Deep Dive: How the Court Reached Its Decision
Court's Interpretation of the Listing Agreement
The District Court of Appeal recognized that the language of the listing agreement was clear and unambiguous, indicating that either party had the right to terminate the agreement for any reason. This explicit termination clause meant that the implied covenant of good faith, which generally governs contractual relationships, did not apply in this case. The court concluded that since the termination was valid under the terms of the contract, it could not consider claims of bad faith regarding the owner's decision to terminate the agreement. Therefore, the court focused on the specific provisions of the contract that would determine the commission owed to Terranova after the termination of the listing agreement.
Analysis of Commission Rate Provisions
The court identified that the relevant provisions for calculating Terranova's commission after termination were found in paragraphs 3(g) and 3(k) of the listing agreement. Paragraph 3(g) specifically provided for a reduced commission rate following the termination, while paragraph 3(k) addressed commissions in a more general context. The court emphasized that when interpreting contracts, specific provisions should take precedence over general ones. Consequently, the court determined that since paragraph 3(g) directly addressed commission rates in the event of termination, it governed the situation and warranted a commission of 3% for the lease expansion involving The Kitchen.

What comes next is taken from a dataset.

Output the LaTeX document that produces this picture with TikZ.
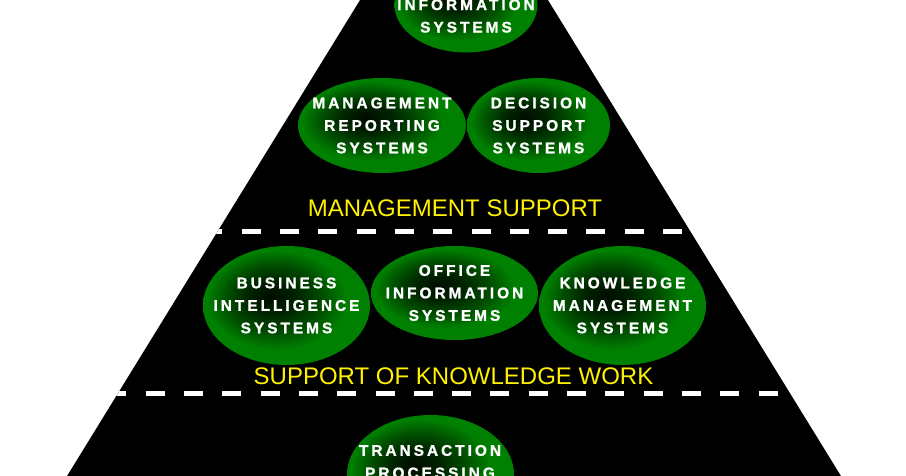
\documentclass[tikz,border=0pt]{standalone}
\usepackage{fontspec}
\setmainfont{Liberation Sans}
\newfontfamily\sysfont{Liberation Sans}[LetterSpace=19.5,BoldFeatures={FakeBold=1.2}]
\usetikzlibrary{shapes.geometric}
\definecolor{sysgreen}{RGB}{0,128,0}
\definecolor{sysdark}{RGB}{0,12,0}
\pgfdeclareradialshading{sysglow}{\pgfpoint{-5bp}{4bp}}{color(0bp)=(sysdark); color(7bp)=(sysdark!80!sysgreen); color(14bp)=(sysdark!45!sysgreen); color(21bp)=(sysgreen); color(50bp)=(sysgreen)}

\begin{document}
\begin{tikzpicture}[x=1pt,y=-1pt,
	sysoval/.style={ellipse,shade,shading=sysglow,inner sep=0pt,minimum width=167pt,minimum height=119pt},
	systext/.style={text=white,align=center,inner sep=0pt,font=\sysfont\bfseries\fontsize{15.4}{22.5}\selectfont},
	levellabel/.style={text=yellow,inner sep=0pt,font=\fontsize{24}{28}\selectfont},
	separator/.style={white,line width=5pt,dash pattern=on 19pt off 19.3pt}]
	\clip (0,0) rectangle (906,476);
	\fill[white] (0,0) rectangle (906,476);
	% pyramid
	\fill[black] (366.2,-10) -- (541.8,-10) -- (847.1,486) -- (60.9,486) -- cycle;
	\begin{scope}
		\clip (366.2,-10) -- (541.8,-10) -- (847.1,486) -- (60.9,486) -- cycle;
		\draw[separator] (203.4,232) -- (700,232);
		\draw[separator] (107.4,393) -- (800,393);
	\end{scope}
	%	top level
	\node[sysoval,minimum width=143pt,minimum height=95pt] (eis) at (466,5) {};
	\node[systext] (eis-t) at (466,16) {INFORMATION\\SYSTEMS};
	\node[sysoval,minimum width=168pt,minimum height=95pt] (mrs) at (382,125.5) {};
	\node[systext] (mrs-t) at (mrs) {MANAGEMENT\\REPORTING\\SYSTEMS};
	\node[sysoval,minimum width=143pt,minimum height=95pt] (dss) at (538.5,125.5) {};
	\node[systext] (dss-t) at (dss) {DECISION\\SUPPORT\\SYSTEMS};
	\node[levellabel] (ms) at (455,208) {MANAGEMENT SUPPORT};
	%	middle level
	\node[sysoval] (bis) at (286.5,305.5) {};
	\node[systext] (bis-t) at (bis) {BUSINESS\\INTELLIGENCE\\SYSTEMS};
	\node[sysoval,minimum height=94pt] (ois) at (454.5,293) {};
	\node[systext] (ois-t) at (ois) {OFFICE\\INFORMATION\\SYSTEMS};
	\node[sysoval] (kms) at (622.5,305.5) {};
	\node[systext] (kms-t) at (kms) {KNOWLEDGE\\MANAGEMENT\\SYSTEMS};
	\node[levellabel] (skw) at (453.5,376) {SUPPORT OF KNOWLEDGE WORK};
	%	bottom level
	\node[sysoval] (tps) at (430.5,474.5) {};
	\node[systext] (tps-t) at (430,473) {TRANSACTION\\PROCESSING\\SYSTEMS};
\end{tikzpicture}
\end{document}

Application of Contractual Language
The court explained that the commission rate outlined in paragraph 3(g) indicated that Terranova was entitled to half of the commission rate specified in the agreement, which was originally set at 6%. This effectively meant that Terranova was entitled to a 3% commission on the lease expansion. The court dismissed the owner's argument that paragraph 3(i) applied to the case, as it pertained only to tenants who were already leasing space at the property when the agreement commenced, whereas The Kitchen was not a tenant at that time. The court's focus remained on the precise language of the agreement, which ultimately led to its conclusion that the specific provisions of paragraph 3(g) should prevail in determining the commission owed to Terranova.

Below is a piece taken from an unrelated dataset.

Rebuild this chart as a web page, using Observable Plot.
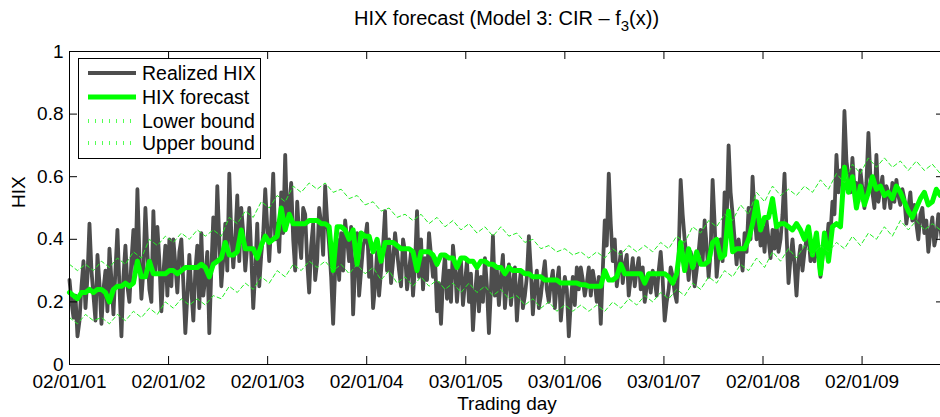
<!DOCTYPE html>
<html><head><meta charset="utf-8">
<script src="https://cdn.jsdelivr.net/npm/d3@7"></script>
<script src="https://cdn.jsdelivr.net/npm/@observablehq/plot@0.6"></script>
<style>
html,body{margin:0;padding:0;background:#fff;overflow:hidden;width:940px;height:417px}
#chart{position:relative;width:940px;height:417px;overflow:hidden}
#chart svg{display:block;max-width:none}
</style></head><body><div id="chart"></div>
<script>
// x-axis: trading-day index; tick labels are dates
const tickDays = [0, 250, 500, 750, 1000, 1250, 1500, 1750, 2000];
const tickLabels = ["02/01/01","02/01/02","02/01/03","02/01/04","03/01/05","03/01/06","03/01/07","02/01/08","02/01/09"];
const yTicks = [0, 0.2, 0.4, 0.6, 0.8, 1];
const seriesNames = ["Realized HIX", "HIX forecast", "Lower bound", "Upper bound"];
const realizedStep = 5.04;  // trading days between realized samples
const forecastStep = 10.08; // trading days between forecast samples
const boundStep = 20.16;    // trading days between samples of the bounds
const lastDay = 2208;

const realizedHIX = [
  0.27,0.20,0.15,0.22,0.09,0.14,0.25,0.33,0.18,0.28,0.45,0.30,0.22,0.14,0.35,0.26,0.13,0.24,0.30,0.17,0.37,0.27,0.16,0.30,0.43,0.25,0.09,0.28,0.38,0.25,0.20,0.33,0.43,0.30,0.56,0.35,0.21,0.30,0.50,0.36,0.24,0.20,0.49,0.30,0.44,0.33,0.17,0.29,0.38,0.22,
  0.40,0.25,0.40,0.32,0.23,0.36,0.40,0.26,0.10,0.22,0.35,0.24,0.14,0.30,0.38,0.18,0.42,0.22,0.28,0.36,0.10,0.30,0.47,0.33,0.57,0.40,0.25,0.34,0.45,0.30,0.61,0.42,0.31,0.40,0.54,0.33,0.50,0.42,0.30,0.38,0.50,0.35,0.18,0.30,0.45,0.25,0.35,0.42,0.56,0.44,
  0.33,0.45,0.61,0.40,0.45,0.36,0.55,0.42,0.67,0.45,0.50,0.58,0.40,0.30,0.52,0.41,0.34,0.50,0.48,0.33,0.23,0.38,0.45,0.27,0.33,0.50,0.45,0.35,0.57,0.46,0.38,0.28,0.13,0.30,0.40,0.27,0.42,0.30,0.46,0.40,0.33,0.44,0.16,0.31,0.42,0.22,0.30,0.38,0.40,0.45,
  0.28,0.35,0.18,0.25,0.36,0.22,0.30,0.38,0.49,0.30,0.40,0.26,0.33,0.42,0.36,0.30,0.25,0.40,0.36,0.24,0.30,0.36,0.22,0.32,0.49,0.28,0.40,0.24,0.34,0.27,0.42,0.35,0.28,0.34,0.17,0.26,0.13,0.27,0.35,0.21,0.30,0.20,0.38,0.31,0.20,0.29,0.33,0.19,0.26,0.33,
  0.20,0.29,0.11,0.22,0.30,0.17,0.28,0.20,0.34,0.25,0.10,0.24,0.41,0.22,0.30,0.19,0.28,0.35,0.18,0.26,0.32,0.19,0.26,0.31,0.14,0.24,0.30,0.18,0.22,0.28,0.41,0.30,0.16,0.25,0.30,0.18,0.22,0.28,0.33,0.24,0.20,0.26,0.30,0.18,0.26,0.31,0.14,0.22,0.28,0.24,
  0.09,0.20,0.28,0.19,0.31,0.24,0.31,0.27,0.22,0.26,0.31,0.22,0.30,0.26,0.20,0.28,0.13,0.30,0.46,0.38,0.61,0.45,0.33,0.40,0.25,0.30,0.36,0.26,0.32,0.35,0.22,0.28,0.34,0.25,0.30,0.34,0.24,0.31,0.20,0.25,0.29,0.23,0.30,0.27,0.22,0.30,0.36,0.27,0.14,0.20,
  0.24,0.31,0.28,0.23,0.20,0.35,0.59,0.48,0.40,0.34,0.27,0.36,0.33,0.25,0.30,0.36,0.43,0.33,0.46,0.38,0.28,0.36,0.59,0.45,0.28,0.35,0.40,0.33,0.55,0.45,0.70,0.55,0.48,0.40,0.32,0.40,0.35,0.30,0.42,0.36,0.50,0.40,0.60,0.48,0.40,0.47,0.38,0.44,0.36,0.46,
  0.40,0.34,0.43,0.37,0.45,0.36,0.40,0.48,0.61,0.42,0.26,0.34,0.40,0.32,0.22,0.33,0.38,0.30,0.36,0.40,0.42,0.33,0.37,0.33,0.40,0.35,0.28,0.34,0.40,0.37,0.45,0.42,0.52,0.48,0.67,0.55,0.62,0.58,0.81,0.65,0.60,0.55,0.66,0.56,0.58,0.52,0.62,0.56,0.50,0.58,
  0.74,0.60,0.55,0.50,0.67,0.52,0.56,0.60,0.50,0.57,0.55,0.50,0.58,0.52,0.59,0.54,0.51,0.56,0.53,0.45,0.50,0.55,0.46,0.51,0.45,0.40,0.48,0.50,0.42,0.46,0.36,0.42,0.47,0.38,0.41,0.48,0.44,0.38,0.47
];
const forecastHIX = [
  0.23,0.22,0.21,0.23,0.23,0.24,0.23,0.24,0.24,0.23,0.20,0.24,0.25,0.25,0.26,0.25,0.26,0.33,0.28,0.28,0.33,0.29,0.29,0.29,0.29,
  0.30,0.30,0.29,0.30,0.31,0.31,0.31,0.31,0.32,0.31,0.28,0.32,0.33,0.34,0.39,0.35,0.35,0.36,0.43,0.37,0.37,0.37,0.34,0.38,0.41,
  0.39,0.40,0.41,0.50,0.43,0.48,0.45,0.45,0.45,0.45,0.46,0.46,0.46,0.45,0.45,0.44,0.30,0.44,0.44,0.43,0.40,0.43,0.32,0.42,0.41,
  0.41,0.36,0.40,0.33,0.39,0.39,0.39,0.38,0.37,0.37,0.37,0.36,0.30,0.36,0.36,0.36,0.35,0.32,0.35,0.35,0.34,0.34,0.31,0.34,0.34,
  0.33,0.33,0.31,0.33,0.33,0.32,0.32,0.31,0.31,0.29,0.31,0.30,0.30,0.30,0.29,0.29,0.28,0.28,0.28,0.27,0.27,0.27,0.27,0.26,0.26,
  0.26,0.26,0.26,0.255,0.255,0.25,0.25,0.25,0.25,0.30,0.27,0.27,0.28,0.32,0.29,0.29,0.29,0.29,0.29,0.26,0.29,0.29,0.29,0.29,0.29,
  0.28,0.26,0.29,0.39,0.30,0.37,0.31,0.36,0.32,0.32,0.33,0.39,0.40,0.34,0.35,0.49,0.36,0.37,0.37,0.37,0.40,0.45,0.52,0.43,0.47,
  0.47,0.53,0.44,0.45,0.45,0.44,0.43,0.45,0.43,0.40,0.44,0.35,0.42,0.29,0.42,0.33,0.44,0.45,0.44,0.63,0.55,0.60,0.50,0.57,0.51,
  0.55,0.60,0.56,0.57,0.54,0.55,0.53,0.57,0.55,0.52,0.49,0.47,0.50,0.53,0.55,0.51,0.52,0.56,0.54,0.55
];
const lowerBound = [
  0.15,0.13,0.16,0.14,0.15,0.13,0.16,0.14,0.17,0.15,
  0.18,0.16,0.20,0.18,0.21,0.19,0.21,0.19,0.22,0.21,
  0.25,0.23,0.26,0.24,0.28,0.26,0.30,0.28,0.32,0.30,
  0.33,0.31,0.33,0.30,0.32,0.29,0.32,0.29,0.31,0.27,
  0.30,0.26,0.28,0.25,0.28,0.25,0.27,0.24,0.26,0.23,
  0.26,0.23,0.25,0.22,0.24,0.21,0.22,0.19,0.21,0.18,
  0.20,0.17,0.19,0.17,0.19,0.17,0.19,0.17,0.20,0.18,
  0.21,0.19,0.22,0.20,0.23,0.21,0.24,0.22,0.26,0.24,
  0.28,0.26,0.30,0.28,0.32,0.30,0.34,0.31,0.36,0.33,
  0.37,0.34,0.38,0.35,0.38,0.36,0.39,0.37,0.41,0.38,
  0.42,0.40,0.44,0.41,0.46,0.43,0.46,0.43,0.45,0.43,0.45
];
const upperBound = [
  0.32,0.30,0.32,0.30,0.33,0.31,0.34,0.32,0.36,0.34,
  0.40,0.38,0.41,0.39,0.42,0.40,0.43,0.41,0.43,0.41,
  0.47,0.45,0.49,0.47,0.52,0.50,0.54,0.52,0.57,0.55,
  0.58,0.56,0.58,0.55,0.56,0.53,0.54,0.51,0.52,0.49,
  0.50,0.47,0.48,0.46,0.48,0.45,0.47,0.44,0.46,0.43,
  0.45,0.42,0.44,0.41,0.44,0.41,0.42,0.39,0.40,0.37,
  0.38,0.36,0.37,0.35,0.36,0.34,0.36,0.34,0.37,0.35,
  0.38,0.36,0.38,0.36,0.39,0.37,0.41,0.39,0.44,0.42,
  0.46,0.44,0.48,0.46,0.51,0.48,0.55,0.52,0.57,0.54,
  0.56,0.54,0.57,0.55,0.59,0.56,0.61,0.58,0.64,0.61,
  0.66,0.63,0.66,0.63,0.65,0.62,0.65,0.62,0.64,0.61,0.63
];

const FONT = "'Liberation Sans', Arial, Helvetica, sans-serif";
const W = 945, H = 417, mL = 69, mR = 1, mT = 51, mB = 53;
const plotW = W - mL - mR, plotH = H - mT - mB, tk = 8;

const rData = realizedHIX.map((v, i) => ({day: i * realizedStep, v}));
const fData = forecastHIX.map((v, i) => ({day: i * forecastStep, v}));
const lData = lowerBound.map((v, i) => ({day: i * boundStep, v}));
const uData = upperBound.map((v, i) => ({day: i * boundStep, v}));

const GRAY = "#4d4d4d", GREEN = "#00ff00", DOT = "#22ee22";

const svgEl = Plot.plot({
  width: W, height: H,
  marginLeft: mL, marginRight: mR, marginTop: mT, marginBottom: mB,
  style: {fontFamily: FONT, fontSize: "19px", background: "#fff", color: "#000", maxWidth: "none"},
  x: {domain: [0, lastDay], axis: null},
  y: {domain: [0, 1], axis: null},
  marks: [
    Plot.line(rData, {x: "day", y: "v", stroke: GRAY, strokeWidth: 3.8, strokeLinejoin: "round", strokeLinecap: "round"}),
    Plot.line(fData, {x: "day", y: "v", stroke: GREEN, strokeWidth: 5, strokeLinejoin: "round", strokeLinecap: "round"}),
    Plot.line(lData, {x: "day", y: "v", stroke: DOT, strokeWidth: 1, strokeDasharray: "4,3"}),
    Plot.line(uData, {x: "day", y: "v", stroke: DOT, strokeWidth: 1, strokeDasharray: "4,3"}),
    Plot.frame({stroke: "#000", strokeWidth: 1}),
    Plot.tickX(tickDays, {x: d => d, insetTop: plotH - tk, stroke: "#000"}),
    Plot.tickX(tickDays, {x: d => d, insetBottom: plotH - tk, stroke: "#000"}),
    Plot.tickY(yTicks, {y: d => d, insetRight: plotW - tk, stroke: "#000"}),
    Plot.tickY(yTicks, {y: d => d, insetLeft: plotW - tk, stroke: "#000"}),
    Plot.axisX(tickDays, {anchor: "bottom", tickSize: 0, tickPadding: 10, label: null,
      tickFormat: d => tickLabels[tickDays.indexOf(d)]}),
    Plot.axisY(yTicks, {anchor: "left", tickSize: 0, tickPadding: 6, label: null,
      tickFormat: d => String(d)}),
    Plot.text(["Trading day"], {frameAnchor: "bottom", dy: 45, text: d => d, fill: "#000"}),
    Plot.text(["HIX"], {frameAnchor: "left", dx: -51, rotate: -90, text: d => d, fill: "#000"})
  ]
});
document.getElementById("chart").appendChild(svgEl);

const svg = d3.select(svgEl);
// Title with subscript
const title = svg.append("text")
  .attr("x", mL + plotW / 2).attr("y", 25)
  .attr("text-anchor", "middle")
  .style("font-family", FONT).style("font-size", "20px").attr("fill", "#000");
title.append("tspan").text("HIX forecast (Model 3: CIR \u2013 f");
title.append("tspan").attr("dy", 6).style("font-size", "15px").text("3");
title.append("tspan").attr("dy", -6).text("(x))");

// Legend
const lg = svg.append("g").style("font-family", FONT).style("font-size", "19.5px");
lg.append("rect").attr("x", 78.5).attr("y", 58.5).attr("width", 182).attr("height", 100)
  .attr("fill", "#fff").attr("stroke", "#000").attr("stroke-width", 1);
const rowsY = [73, 97, 121, 143];
const sampleStyles = [
  {stroke: GRAY, w: 4, dash: null},
  {stroke: GREEN, w: 5, dash: null},
  {stroke: "#55ff55", w: 4, dash: "1,6"},
  {stroke: "#55ff55", w: 4, dash: "1,6"}
];
seriesNames.forEach((name, i) => {
  const s = sampleStyles[i];
  const ln = lg.append("line").attr("x1", 88).attr("x2", 136).attr("y1", rowsY[i]).attr("y2", rowsY[i])
    .attr("stroke", s.stroke).attr("stroke-width", s.w);
  if (s.dash) ln.attr("stroke-dasharray", s.dash);
  lg.append("text").attr("x", 142).attr("y", rowsY[i] + 7).attr("text-anchor", "start")
    .attr("fill", "#000").text(name);
});
</script>
</body></html>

Reversal of Trial Court's Decision
The appellate court reversed the trial court's determination that awarded Terranova only a 1½% commission, emphasizing that this was an incorrect application of the contractual terms. The court affirmed that Terranova was indeed entitled to a commission but clarified that the correct rate was 3% based on the interpretation of the specific provisions of the listing agreement. The appellate court's ruling provided clarity on the commission structure and reinforced the importance of adhering to the explicit language contained within contractual agreements. As a result, the case was remanded with directions for the trial court to award Terranova the appropriate commission rate of 3%.

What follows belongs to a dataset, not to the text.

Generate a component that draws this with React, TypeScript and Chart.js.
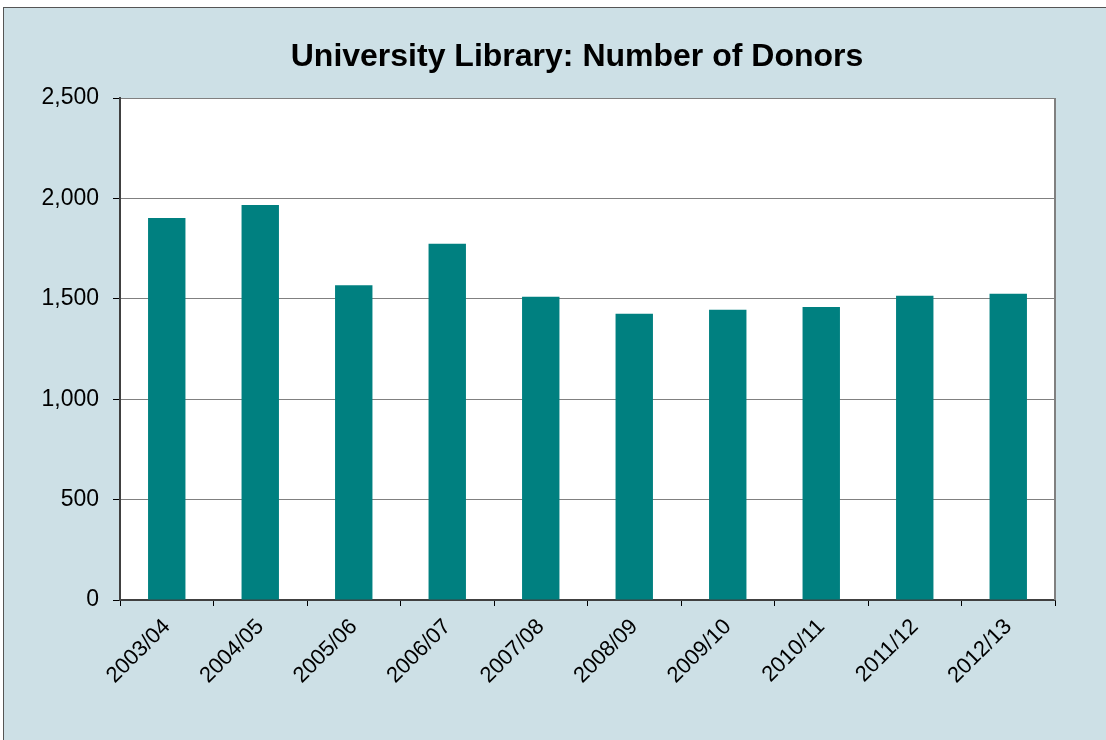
import React, { useEffect, useRef } from "react";
import { Chart, registerables } from "chart.js";

Chart.register(...registerables);

const categories = [
  "2003/04", "2004/05", "2005/06", "2006/07", "2007/08",
  "2008/09", "2009/10", "2010/11", "2011/12", "2012/13",
];
const donors = [1902, 1967, 1568, 1774, 1510, 1425, 1445, 1459, 1515, 1525];
const yTicks = [0, 500, 1000, 1500, 2000, 2500];
const titleText = "University Library: Number of Donors";

const FONT = "Arial, 'Liberation Sans', sans-serif";

const frame = {
  id: "frame",
  beforeDraw(chart: any) {
    const { ctx, chartArea } = chart;
    ctx.save();
    ctx.fillStyle = "#ffffff";
    ctx.fillRect(chartArea.left, chartArea.top, chartArea.right - chartArea.left, chartArea.bottom - chartArea.top);
    ctx.restore();
  },
  afterDraw(chart: any) {
    const { ctx, chartArea } = chart;
    ctx.save();
    ctx.strokeStyle = "#808080";
    ctx.lineWidth = 2;
    ctx.beginPath();
    ctx.moveTo(chartArea.right, chartArea.top);
    ctx.lineTo(chartArea.right, chartArea.bottom);
    ctx.stroke();
    ctx.fillStyle = "#000";
    ctx.font = `bold 32px ${FONT}`;
    ctx.textAlign = "center";
    ctx.textBaseline = "alphabetic";
    ctx.fillText(titleText, 573, 58);
    ctx.restore();
  },
};

export default function App() {
  const ref = useRef<HTMLCanvasElement | null>(null);
  useEffect(() => {
    if (!ref.current) return;
    const chart = new Chart(ref.current, {
      type: "bar",
      data: {
        labels: categories,
        datasets: [
          {
            data: donors,
            backgroundColor: "#008080",
            borderWidth: 0,
            barPercentage: 0.4,
            categoryPercentage: 1,
          },
        ],
      },
      options: {
        animation: false,
        responsive: false,
        maintainAspectRatio: false,
        layout: { padding: { left: 0, top: 90, right: 51, bottom: 0 } },
        plugins: { legend: { display: false }, title: { display: false }, tooltip: { enabled: false } },
        scales: {
          x: {
            grid: { offset: true, drawOnChartArea: false, tickLength: 6, tickColor: "#000", color: "#000" },
            border: { color: "#404040", width: 2 },
            ticks: {
              autoSkip: false,
              minRotation: 45,
              maxRotation: 45,
              color: "#000",
              padding: 8,
              font: { family: FONT, size: 22 },
            },
            afterFit(scale: any) {
              scale.height = 140;
            },
          },
          y: {
            min: 0,
            max: 2500,
            afterBuildTicks(scale: any) {
              scale.ticks = yTicks.map((v) => ({ value: v }));
            },
            grid: { color: "#808080", lineWidth: 1, tickLength: 7, tickColor: "#000" },
            border: { color: "#404040", width: 2 },
            ticks: {
              color: "#000",
              padding: 14,
              font: { family: FONT, size: 23 },
              callback: (v: any) => Number(v).toLocaleString("en-US"),
            },
            afterFit(scale: any) {
              scale.width = 116;
            },
          },
        },
      },
      plugins: [frame],
    });
    return () => chart.destroy();
  }, []);

  return (
    <div style={{ position: "fixed", left: 0, top: 0, width: 1106, height: 740, background: "#ffffff", overflow: "hidden" }}>
      <div
        style={{
          position: "absolute",
          left: 3,
          top: 7,
          width: 1103,
          height: 733,
          boxSizing: "border-box",
          background: "#CDE0E6",
          borderTop: "1px solid #555",
          borderLeft: "1px solid #555",
        }}
      />
      <canvas ref={ref} width={1102} height={732} style={{ position: "absolute", left: 4, top: 8, width: 1102, height: 732 }} />
    </div>
  );
}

Conclusion on Commission Entitlement
In conclusion, the District Court of Appeal's decision highlighted the significance of contract interpretation, particularly in understanding the implications of specific and general provisions within a contractual framework. The court determined that the clear language of the listing agreement allowed for a straightforward calculation of the commission owed to Terranova after the termination of the agreement. This case underscored the principle that courts must respect the express terms of contracts, ensuring that parties receive what they are contractually entitled to based on the agreed-upon terms. Ultimately, the court's decision reinforced the enforceability of clearly defined contractual rights and obligations in commercial leasing agreements.